ABSTRACT

This chapter introduces the interaction of politics and religion to contextualize the meanings of the chapters included in the volume. Mapping this interaction in modern times at two levels – first, after the advent of the British and then in post-colonial India – it traces the debate in the perspectives of prominent leaders of the national movement. It argues that the promise of constitutional democracy for a secular state was challenged within two decades in republican India. The seeds of division in electoral politics were dormant in Bharatiya Jana Sangh and finally culminated in the Bharatiya Janata Party, which never hesitated in claiming to be against the secular tenets of the republic. The Congress has also been engaged in propagating soft Hindutva while popularly maintaining secular credentials. Referring to the World Value Survey and the increasing importance of religion, the chapter details the resurgence of the interplay of politics and religion in the world after the 1980s and in India a decade before. Underlining the distinct understanding of Dr.
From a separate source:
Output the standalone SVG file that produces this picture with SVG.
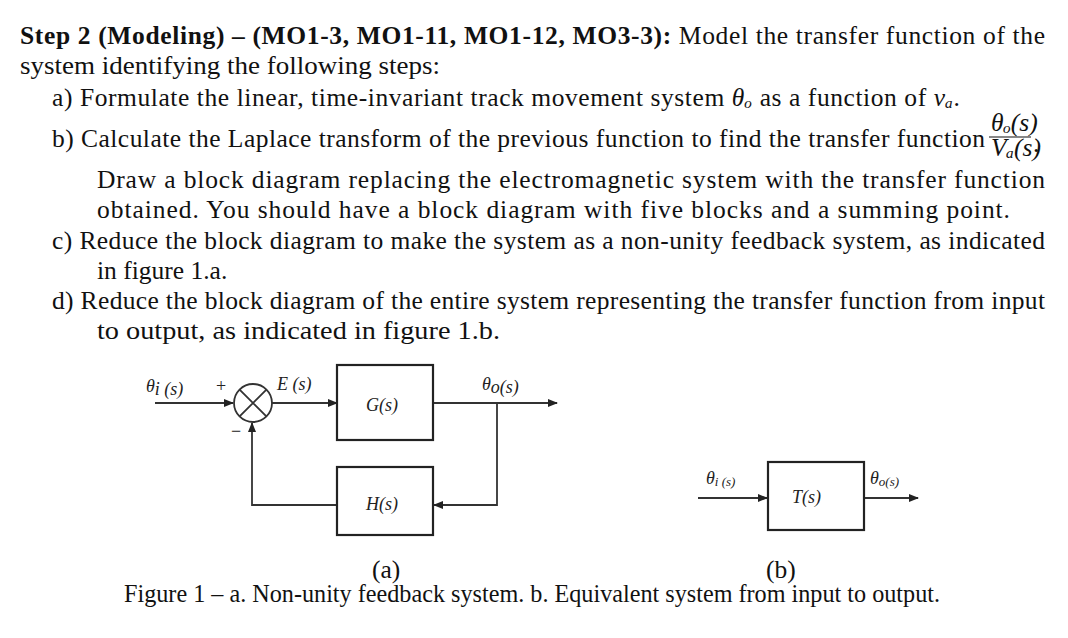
<svg xmlns="http://www.w3.org/2000/svg" width="1068" height="638" viewBox="0 0 1068 638">
<style>
.t{font-family:"Liberation Serif",serif;font-size:25.5px;fill:#111}
.b{font-weight:bold}
.d{font-family:"Liberation Serif",serif;font-size:18px;fill:#222}
.i{font-style:italic}
.box{fill:#fff;stroke:#222;stroke-width:2.2}
.ln{fill:none;stroke:#333;stroke-width:1.8}
</style>
<defs><marker id="a" markerWidth="10" markerHeight="8" refX="9" refY="4" orient="auto" markerUnits="userSpaceOnUse"><path d="M0,0L10,4L0,8z" fill="#222"/></marker></defs>
<rect width="1068" height="638" fill="#fff"/>
<g id="text">
<text class="t" x="20" y="44" textLength="1025" lengthAdjust="spacing"><tspan class="b">Step 2 (Modeling) – (MO1-3, MO1-11, MO1-12, MO3-3):</tspan> Model the transfer function of the</text>
<text class="t" x="20" y="74" textLength="420" lengthAdjust="spacingAndGlyphs">system identifying the following steps:</text>
<text class="t" x="52" y="106" textLength="908" lengthAdjust="spacing">a)  Formulate the linear, time-invariant track movement system <tspan class="i">θₒ</tspan> as a function of <tspan class="i">vₐ</tspan>.</text>
<text class="t" x="52" y="147" textLength="933" lengthAdjust="spacing">b)  Calculate the Laplace transform of the previous function to find the transfer function</text>
<text class="t i" x="991" y="131" font-size="15">θₒ(s)</text>
<line x1="989" y1="137" x2="1031" y2="137" stroke="#111" stroke-width="1.2"/>
<text class="t i" x="991" y="156" font-size="15">Vₐ(s)</text>
<text class="t" x="1033" y="152" font-size="18">.</text>
<text class="t" x="97" y="188" textLength="948" lengthAdjust="spacing">Draw a block diagram replacing the electromagnetic system with the transfer function</text>
<text class="t" x="97" y="218" textLength="913" lengthAdjust="spacing">obtained. You should have a block diagram with five blocks and a summing point.</text>
<text class="t" x="52" y="249" textLength="993" lengthAdjust="spacing">c)  Reduce the block diagram to make the system as a non-unity feedback system, as indicated</text>
<text class="t" x="97" y="279">in figure 1.a.</text>
<text class="t" x="52" y="309" textLength="993" lengthAdjust="spacing">d)  Reduce the block diagram of the entire system representing the transfer function from input</text>
<text class="t" x="97" y="339" textLength="403" lengthAdjust="spacingAndGlyphs">to output, as indicated in figure 1.b.</text>
<text class="t" x="372" y="578">(a)</text>
<text class="t" x="766" y="578">(b)</text>
<text class="t" x="124" y="602" textLength="816" lengthAdjust="spacingAndGlyphs">Figure 1 – a. Non-unity feedback system. b. Equivalent system from input to output.</text>
</g>
<g id="connectors">
<line class="ln" x1="155" y1="403" x2="233" y2="403" marker-end="url(#a)"/>
<line class="ln" x1="272" y1="403" x2="337" y2="403" marker-end="url(#a)"/>
<line class="ln" x1="433" y1="403" x2="557" y2="403" marker-end="url(#a)"/>
<polyline class="ln" points="497,403 497,505 434,505" marker-end="url(#a)"/>
<polyline class="ln" points="337,505 252,505 252,423" marker-end="url(#a)"/>
<line class="ln" x1="698" y1="498" x2="767" y2="498" marker-end="url(#a)"/>
<line class="ln" x1="864" y1="498" x2="918" y2="498" marker-end="url(#a)"/>
</g>
<g id="sum">
<circle cx="253" cy="403" r="19" fill="#fff" stroke="#333" stroke-width="1.8"/>
<path d="M239.6,389.6L266.4,416.4M266.4,389.6L239.6,416.4" stroke="#333" stroke-width="1.8"/>
<text class="d" x="216" y="392" font-size="20">+</text>
<text class="d" x="231" y="437" font-size="20">−</text>
</g>
<g id="G"><rect class="box" x="337" y="365" width="96" height="75"/><text class="d i" x="366" y="411">G(s)</text></g>
<g id="H"><rect class="box" x="337" y="467" width="96" height="68"/><text class="d i" x="366" y="510">H(s)</text></g>
<g id="T"><rect class="box" x="768" y="462" width="96" height="68"/><text class="d i" x="792" y="503">T(s)</text></g>
<g id="labels">
<text class="d i" x="146" y="392" font-size="26">θ<tspan font-size="18" dy="3">i (s)</tspan></text>
<text class="d i" x="277" y="390">E (s)</text>
<text class="d i" x="482" y="390" font-size="26">θ<tspan font-size="18" dy="3">o(s)</tspan></text>
<text class="d i" x="706" y="484" font-size="20">θ<tspan font-size="13" dy="2">i (s)</tspan></text>
<text class="d i" x="870" y="484" font-size="20">θ<tspan font-size="13" dy="2">o(s)</tspan></text>
</g>
</svg>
Ambedkar as a pragmatist made a difference among the religions on the one hand and between religion and Dhamma on the other hand, claiming that the latter has no centrality of God but has centrality of the moral, the social, and the rational against the former having centrality of God and the personal in their philosophies. Thus, he realized the indispensability of religion in the larger human society that has been complemented by some of the recent studies in the disciplines of divinity and the neurosciences. Finally, it summarizes major arguments forwarded by different contributors in their chapters in the volume and their interpretations and analysis of the specificities of different states, reflecting upon the interplay of politics and religion in particular contexts.